Consider an employee who sells 200 shares of Company Y on October 15 for $40 per share (adjusted basis $45), resulting in a $1,000 loss ($5 per share). The ESPP purchase date is November 10, acquiring 50 shares. Since the purchase falls within the 61-day window, a wash sale is triggered.

The disallowed loss is $250 ($5 per share loss multiplied by 50 replacement shares). The employee can deduct the remaining $750 loss on their tax return.

The second adjustment is to the cost basis of the 50 replacement shares. If the shares were purchased at $42 per share, the disallowed loss of $250 is added to the total cost of these 50 shares, increasing the basis by $5 per share.

The new adjusted basis for the 50 replacement shares is $47 per share ($42 original cost plus $5 disallowed loss). This adjustment ensures the taxpayer receives the tax benefit of the loss when those shares are eventually sold at the higher basis. The holding period for these 50 shares also “tacks” onto the holding period of the original shares sold at a loss.

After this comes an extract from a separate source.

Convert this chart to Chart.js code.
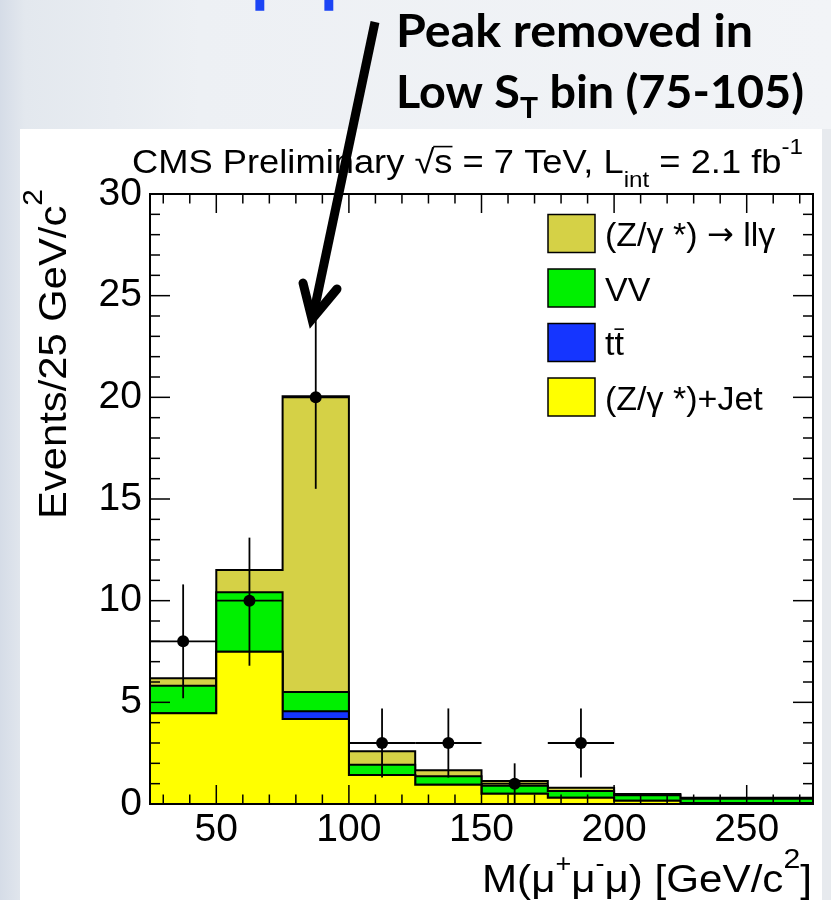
<!DOCTYPE html>
<html><head><meta charset="utf-8">
<script src="https://cdn.jsdelivr.net/npm/chart.js@4/dist/chart.umd.min.js"></script>
<style>
html,body{margin:0;padding:0;}
body{width:831px;height:900px;position:relative;overflow:hidden;
 background:linear-gradient(to right,#d5dce7 0px,#e3e8ee 25px,#edf0f4 200px,#f2f4f7 831px);}
#panel{position:absolute;left:20px;top:129px;width:802px;height:771px;background:#fff;}
#strip{position:absolute;left:822px;top:129px;width:9px;height:771px;background:#e7eaee;}
canvas{position:absolute;left:0;top:0;}
</style></head><body>
<div id="panel"></div><div id="strip"></div>
<canvas id="c" width="831" height="900"></canvas>
<script>
// ---------------- data ----------------
const binLow   = [25, 50, 75, 100, 125, 150, 175, 200, 225, 250];
const binWidth = 25;
const zJet     = [4.46, 7.49, 4.18, 1.43, 0.95, 0.51, 0.31, 0.16, 0.05, 0.05];
const ttbar    = [0, 0, 0.38, 0, 0, 0, 0, 0, 0, 0];
const vv       = [1.36, 2.92, 0.95, 0.50, 0.41, 0.39, 0.33, 0.27, 0.21, 0.21];
const llGamma  = [0.36, 1.10, 14.54, 0.66, 0.30, 0.23, 0.16, 0.06, 0.05, 0.05];

const dataX    = [37.5, 62.5, 87.5, 112.5, 137.5, 162.5, 187.5];
const dataY    = [8, 10, 20, 3, 3, 1, 3];
const errUp    = [2.8, 3.1, 4.5, 1.7, 1.7, 1.0, 1.7];
const errDown  = [2.8, 3.2, 4.5, 1.7, 1.7, 1.0, 1.7];

const xTicks   = [50, 100, 150, 200, 250];
const yTicks   = [0, 5, 10, 15, 20, 25, 30];
const seriesLabels = ['(Z/γ *) → llγ', 'VV', 'tt\u0304', '(Z/γ *)+Jet'];
const seriesColors = ['#d5d146', '#00f000', '#1535ff', '#ffff00'];

// ---------------- helpers ----------------
const FAM = "'Liberation Sans', Arial, Helvetica, sans-serif";
const ANN = "Lato, 'Open Sans', sans-serif";
const SYM = "'DejaVu Sans', sans-serif";

function cumulative(...arrs){ return arrs[0].map((_,i)=>arrs.reduce((a,r)=>a+r[i],0)); }
function stepPoints(vals){
  const pts=[];
  vals.forEach((v,i)=>{ pts.push({x:binLow[i],y:v}); pts.push({x:binLow[i]+binWidth,y:v}); });
  return pts;
}
const cumZ   = cumulative(zJet);
const cumT   = cumulative(zJet, ttbar);
const cumVV  = cumulative(zJet, ttbar, vv);
const cumAll = cumulative(zJet, ttbar, vv, llGamma);

function segFont(s, fam, weight){ return `${weight} ${s.s}px ${s.fam||fam}`; }
function richWidth(ctx, segs, fam, weight){
  let w=0; for(const s of segs){ ctx.font=segFont(s,fam,weight); w+=ctx.measureText(s.t).width; } return w;
}
function placeRich(ctx, segs, o){
  const fam=o.fam||FAM, weight=o.weight||'normal';
  ctx.save();
  const nat=richWidth(ctx,segs,fam,weight);
  const sx=o.width? o.width/nat : (o.sx||1);
  ctx.translate(o.x,o.y);
  if(o.rot) ctx.rotate(o.rot);
  if(o.align==='right') ctx.translate(-nat*sx,0);
  ctx.scale(sx,1);
  ctx.fillStyle=o.color||'#000'; ctx.strokeStyle=o.color||'#000';
  ctx.textAlign='left'; ctx.textBaseline='alphabetic';
  let x=0;
  for(const s of segs){
    ctx.font=segFont(s,fam,weight);
    const w=ctx.measureText(s.t).width;
    ctx.fillText(s.t,x,s.dy||0);
    if(s.over){
      ctx.lineWidth=1.6; ctx.beginPath();
      const yy=(s.dy||0)-s.s*s.over;
      ctx.moveTo(x+(s.ox||0),yy); ctx.lineTo(x+w,yy); ctx.stroke();
    }
    x+=w;
  }
  ctx.restore();
}
function line(ctx,x0,y0,x1,y1){ ctx.beginPath(); ctx.moveTo(x0,y0); ctx.lineTo(x1,y1); ctx.stroke(); }

// ---------------- decorations plugin ----------------
const deco = {
  id:'deco',
  beforeDatasetDraw(chart,args){
    if(args.index!==4) return;
    const ctx=chart.ctx, xs=chart.scales.x, ys=chart.scales.y;
    ctx.save(); ctx.strokeStyle='#000'; ctx.lineWidth=1.8;
    dataX.forEach((x,i)=>{
      const px=xs.getPixelForValue(x), py=ys.getPixelForValue(dataY[i]);
      line(ctx, xs.getPixelForValue(x-binWidth/2), py, xs.getPixelForValue(x+binWidth/2), py);
      line(ctx, px, ys.getPixelForValue(dataY[i]+errUp[i]), px, ys.getPixelForValue(Math.max(0,dataY[i]-errDown[i])));
    });
    ctx.restore();
  },
  afterDraw(chart){
    const ctx=chart.ctx, xs=chart.scales.x, ys=chart.scales.y;
    const {left,right,top,bottom}=chart.chartArea;
    ctx.save();
    // ticks
    ctx.strokeStyle='#000'; ctx.lineWidth=1.5;
    for(let v=xs.min+5; v<xs.max; v+=10){
      const px=xs.getPixelForValue(v); const L=(v%50===0)?19:9.5;
      line(ctx,px,bottom,px,bottom-L); line(ctx,px,top,px,top+L);
    }
    for(let v=ys.min; v<=ys.max; v+=1){
      const py=ys.getPixelForValue(v); const L=(v%5===0)?20:10;
      line(ctx,left,py,left+L,py); line(ctx,right,py,right-L,py);
    }
    // frame
    ctx.lineWidth=2; ctx.strokeRect(left,top,right-left,bottom-top);

    // title
    placeRich(ctx,[
      {t:'CMS Preliminary ',s:33},{t:'√',s:33},{t:'s',s:33,over:0.80,ox:-1},
      {t:' = 7 TeV, L',s:33},{t:'int',s:22,dy:14},{t:' = 2.1 fb',s:33},{t:'-1',s:22,dy:-19}
    ],{x:132,y:173,width:671});

    // x title
    placeRich(ctx,[
      {t:'M(',s:39},{t:'μ',s:39},{t:'+',s:25,dy:-20},{t:'μ',s:39},{t:'-',s:25,dy:-20},
      {t:'μ) [GeV/c',s:39},{t:'2',s:28,dy:-24},{t:']',s:39}
    ],{x:812,y:892,align:'right',width:330});

    // y title
    placeRich(ctx,[{t:'Events/25 GeV/c',s:39},{t:'2',s:28,dy:-24}],
      {x:66,y:189,rot:-Math.PI/2,align:'right',width:330});

    // legend (top to bottom: llγ, VV, tt̄, Z+jet)
    for(let i=0;i<seriesLabels.length;i++){
      const y0=214.5+i*54.5;
      ctx.fillStyle=seriesColors[i]; ctx.fillRect(548,y0,47,38);
      ctx.strokeStyle='#000'; ctx.lineWidth=1.5; ctx.strokeRect(548,y0,47,38);
      const lab=seriesLabels[i];
      const segs=[];
      const chars=[...lab];
      for(let k=0;k<chars.length;k++){
        if(chars[k]==='\u0304') continue;
        const over=chars[k+1]==='\u0304';
        const isArrow=chars[k]==='→';
        const last=segs[segs.length-1];
        if(!over && !isArrow && last && !last.over && !last.fam) last.t+=chars[k];
        else segs.push({t:chars[k],s:isArrow?32:34,over:over?0.76:0,fam:isArrow?SYM:undefined,dy:isArrow?-1:0});
      }
      placeRich(ctx,segs,{x:605,y:y0+19+12.5});
    }

    // annotation text
    placeRich(ctx,[{t:'Peak removed in',s:45}],{x:396,y:47,width:357,fam:ANN,weight:'bold'});
    placeRich(ctx,[{t:'Low S',s:45},{t:'T',s:29,dy:10},{t:' bin (75-105)',s:45}],
      {x:396,y:108,width:408,fam:ANN,weight:'bold'});

    // cut-off blue slide title letters (only descenders visible)
    ctx.save();
    ctx.beginPath(); ctx.rect(0,0,831,14); ctx.clip();
    ctx.fillStyle='#1b44f5'; ctx.font=`bold 72px ${ANN}`; ctx.textAlign='left'; ctx.textBaseline='alphabetic';
    ctx.fillText('p',251,-2); ctx.fillText('p',320,-2);
    ctx.restore();

    // arrow
    ctx.strokeStyle='#000'; ctx.lineWidth=9; ctx.lineCap='butt';
    line(ctx,375,22,313,316);
    ctx.lineCap='round'; ctx.lineJoin='miter'; ctx.miterLimit=10;
    ctx.beginPath(); ctx.moveTo(303,283); ctx.lineTo(312,319); ctx.lineTo(337,289); ctx.stroke();
    ctx.restore();
  }
};

// ---------------- chart ----------------
const lineDs = (label, vals, color) => ({
  label, data: stepPoints(vals), borderColor:'#000', borderWidth:2, backgroundColor:color,
  fill:'origin', pointRadius:0, tension:0, order:0
});
Chart.defaults.font.family = FAM;
new Chart(document.getElementById('c'), {
  type:'line',
  data:{ datasets:[
    lineDs(seriesLabels[3], cumZ,   seriesColors[3]),
    lineDs(seriesLabels[2], cumT,   seriesColors[2]),
    lineDs(seriesLabels[1], cumVV,  seriesColors[1]),
    lineDs(seriesLabels[0], cumAll, seriesColors[0]),
    { label:'Data', data:dataX.map((x,i)=>({x,y:dataY[i]})), showLine:false, fill:false,
      pointRadius:6, pointBackgroundColor:'#000', pointBorderColor:'#000', pointBorderWidth:0, order:-1 }
  ]},
  options:{
    responsive:false, animation:false, events:[],
    layout:{ padding:{ left:0, top:194, right:18, bottom:0 } },
    plugins:{ legend:{display:false}, tooltip:{enabled:false}, title:{display:false} },
    scales:{
      x:{ type:'linear', min:25, max:275,
          grid:{display:false, drawTicks:false}, border:{display:false},
          afterBuildTicks:a=>{ a.ticks = xTicks.map(v=>({value:v})); },
          afterFit:s=>{ s.height = 96; },
          ticks:{ autoSkip:false, maxRotation:0, padding:3, color:'#000', font:{size:39, family:FAM} } },
      y:{ type:'linear', min:0, max:30,
          grid:{display:false, drawTicks:false}, border:{display:false},
          afterBuildTicks:a=>{ a.ticks = yTicks.map(v=>({value:v})); },
          afterFit:s=>{ s.width = 150; },
          ticks:{ autoSkip:false, padding:8, color:'#000', font:{size:39, family:FAM} } }
    }
  },
  plugins:[deco]
});
</script>
</body></html>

Reporting Wash Sales on Tax Forms

The primary challenge in reporting ESPP wash sales is that the brokerage firm or ESPP administrator often does not coordinate the transactions. Form 1099-B reports the sale to the IRS, typically showing the realized loss without a wash sale adjustment. This occurs because the replacement purchase happened in a separate, internal system.

The taxpayer is solely responsible for manually calculating and reporting the wash sale adjustment on IRS Form 8949, Sales and Other Dispositions of Capital Assets. This form lists all capital asset sales and reconciles the information reported on the Form 1099-B. The calculated disallowed loss must be entered to correct the reported loss figure.

For the loss sale line item, the taxpayer must enter the code “W” in Column (f) of Form 8949. The disallowed loss amount is then entered as a positive number in Column (g), “Adjustment Amount.” This adjustment reduces the reported loss, resulting in the correct deductible loss amount carried over to Schedule D.

Maintaining scrupulous records is necessary to substantiate the manual adjustment. Documentation should include the original Form 1099-B, the ESPP purchase confirmation, and the calculation worksheet for the disallowed loss and basis adjustment. The IRS requires this documentation to support any deviation from the figures reported by a financial institution.